Stephen Elop, Nokia CEO, spoke at the launch of the Lumia 520, claiming the Finnish company now has the most "innovative portfolio of products2 on the market. This is an extension of the tagline for the Lumia 920, which was called the world's "most innovative smartphone."

Trickling down

And there is a correlation here. Elop said that innovations first implemented in high-end Lumia smartphones are now trickling down to budget models like the Lumia 520.

In this case the features are a sensitiv screen which can be used with gloves on and some of funky camera lenses. Not ground breaking, but certainly a good omen for the future.

Design

The Lumia 520 continues the design language of the rest of the Lumia line up, with the most distinctive aspect being the bright and colourful polycarbonate casings. Available in the usual Lumia colours of red, yellow and cyan, the Lumia 520 is certainly more distinctive than any one of a dozen or more low-end Android smartphones.

As if trying to explain the reasoning for the bright colour range, Nokia said people are more likely to recommend a colourful phone to friends than a black or white one - so it seems there is method to the Nokia craziness.

The phone looks and feels solid, much like the slightly higher-end - though smaller - Lumia 620. Unlike the Lumia 620's full flat design however, the Lumia 520 has a curved back.

The finish on the phone is not up to the premium feel Nokia achieved with the Lumia 920, but considering this is around £400 cheaper, this is no surprise.

The phone's 4in screen has a low 480 x 800 resolution and it is clear this is where a lot of the cost cutting has been made. The Windows Phone interface does help make up for some of the low resolution, but open some pictures or text in the browser and the panel's poor resolution is clear to see.

Performance

In terms of performance, the phone worked perfectly well in my brief time with it, with the fast and intuitive Windows Phone interface zipping along.

The 1GHz dual core processor will probably struggle with tasks like streaming HD video or playing 3D games, but for a budget device, the performance is more than acceptable.

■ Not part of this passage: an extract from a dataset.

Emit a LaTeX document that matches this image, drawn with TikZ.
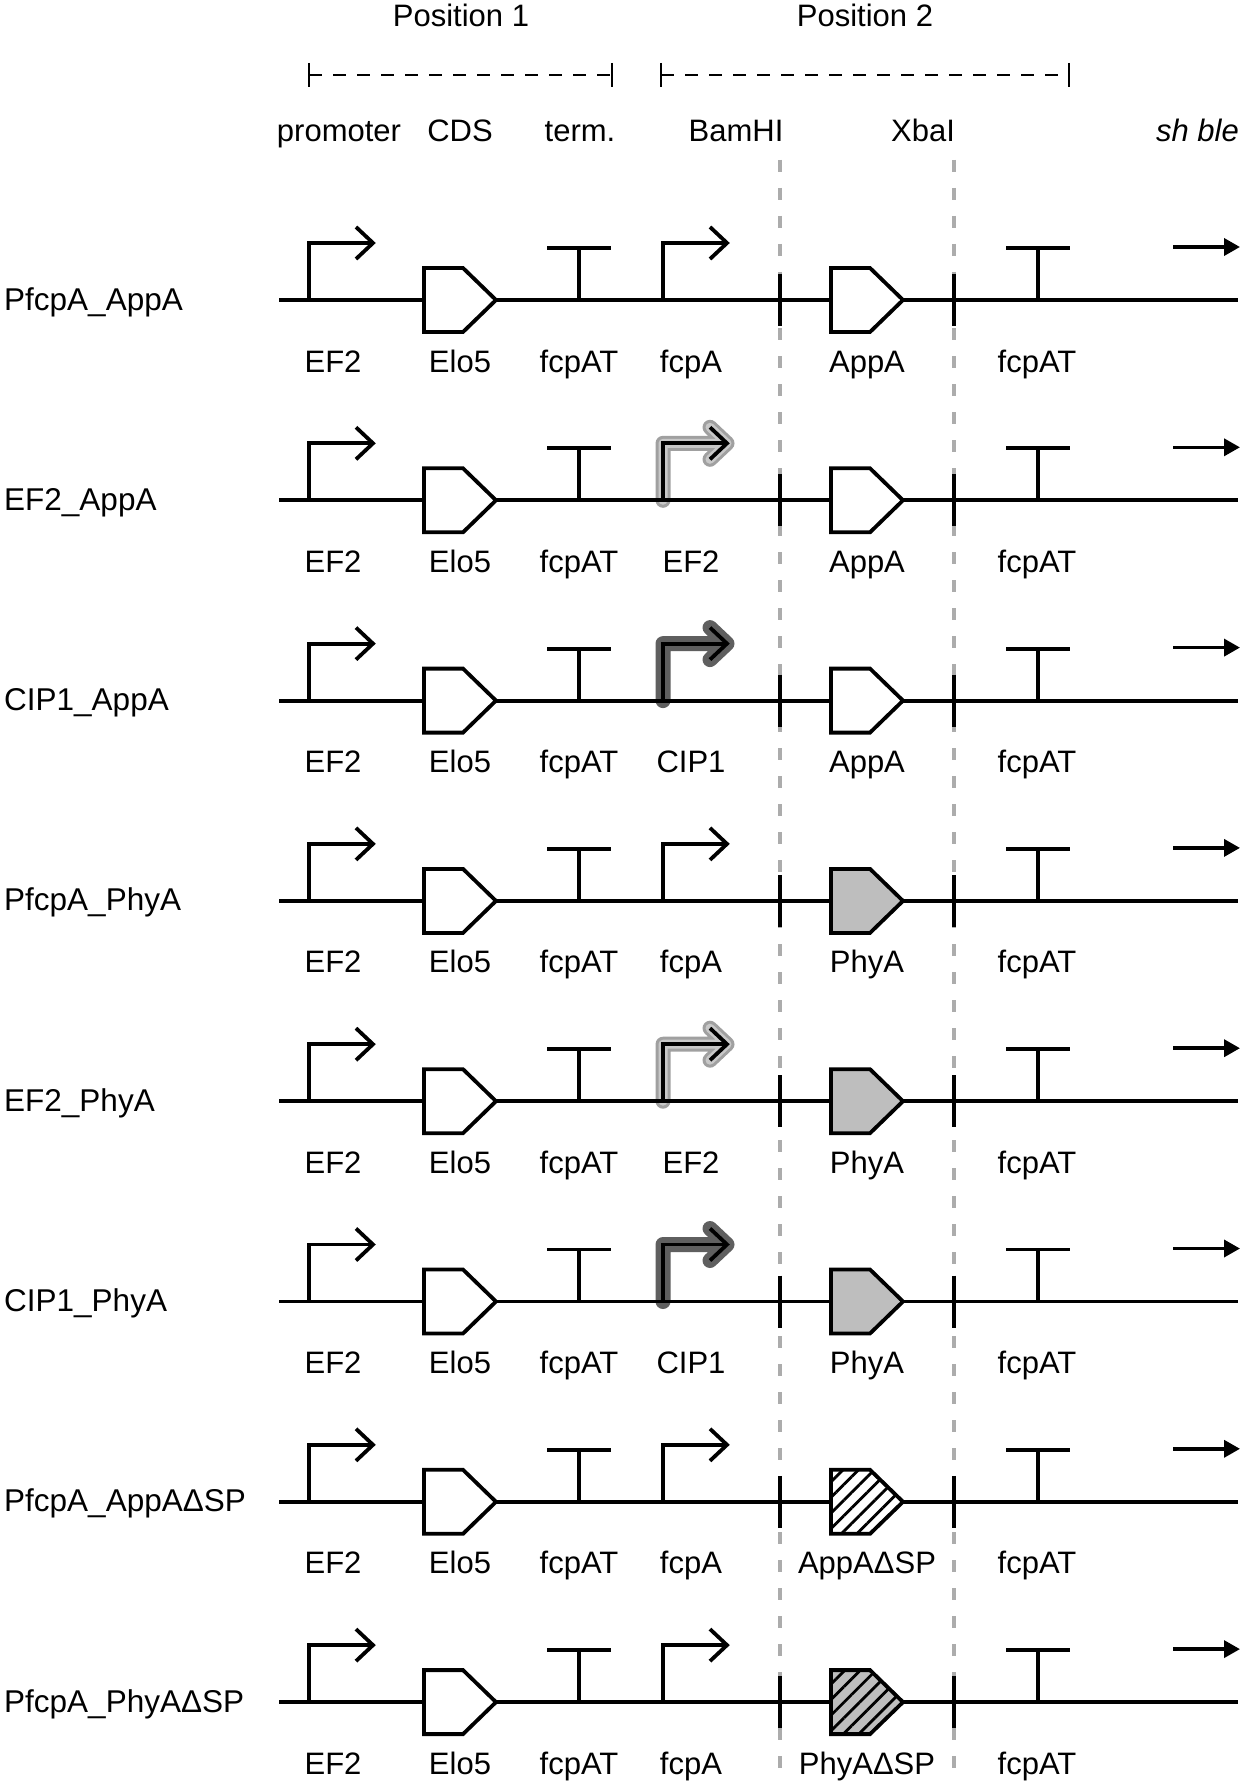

The low 512MB of RAM also means apps will open slower than on more powerful devices.

Nokia also announced in Barcelona that the Windows Phone Marketplace now has 130,000 apps. While this indicates some growth, it is precisely this area where Nokia and more generally Microsoft, lets us down.

There are significant gaps in the app catalogue and until such time as these are filled, the system will feel somewhat patchy.

A lot to like

There is a lot to like about the Lumia 520. Nokia has made a solid smartphone which is comfotable to hold and has enough processing power to carry out the most essential tasks.

Nokia also gives you access to its Here suite of apps, which is the rebranded Nokia Maps, letting you access offline maps rather than wracking up big roaming charges.

The phone is missing a front-facing camera, and the rear five megapixel one lacks a flash (though does at least have auto-focus) but for a phone at this price, it's unsurprisingly some things are missing.

Nokia will be hoping this phone is a big success for it and the announcement that China Mobile will be offering it on its network should give the budget phone a big boost.

Windows Phone needs a budget hero, and the Lumia 520 could just provide it.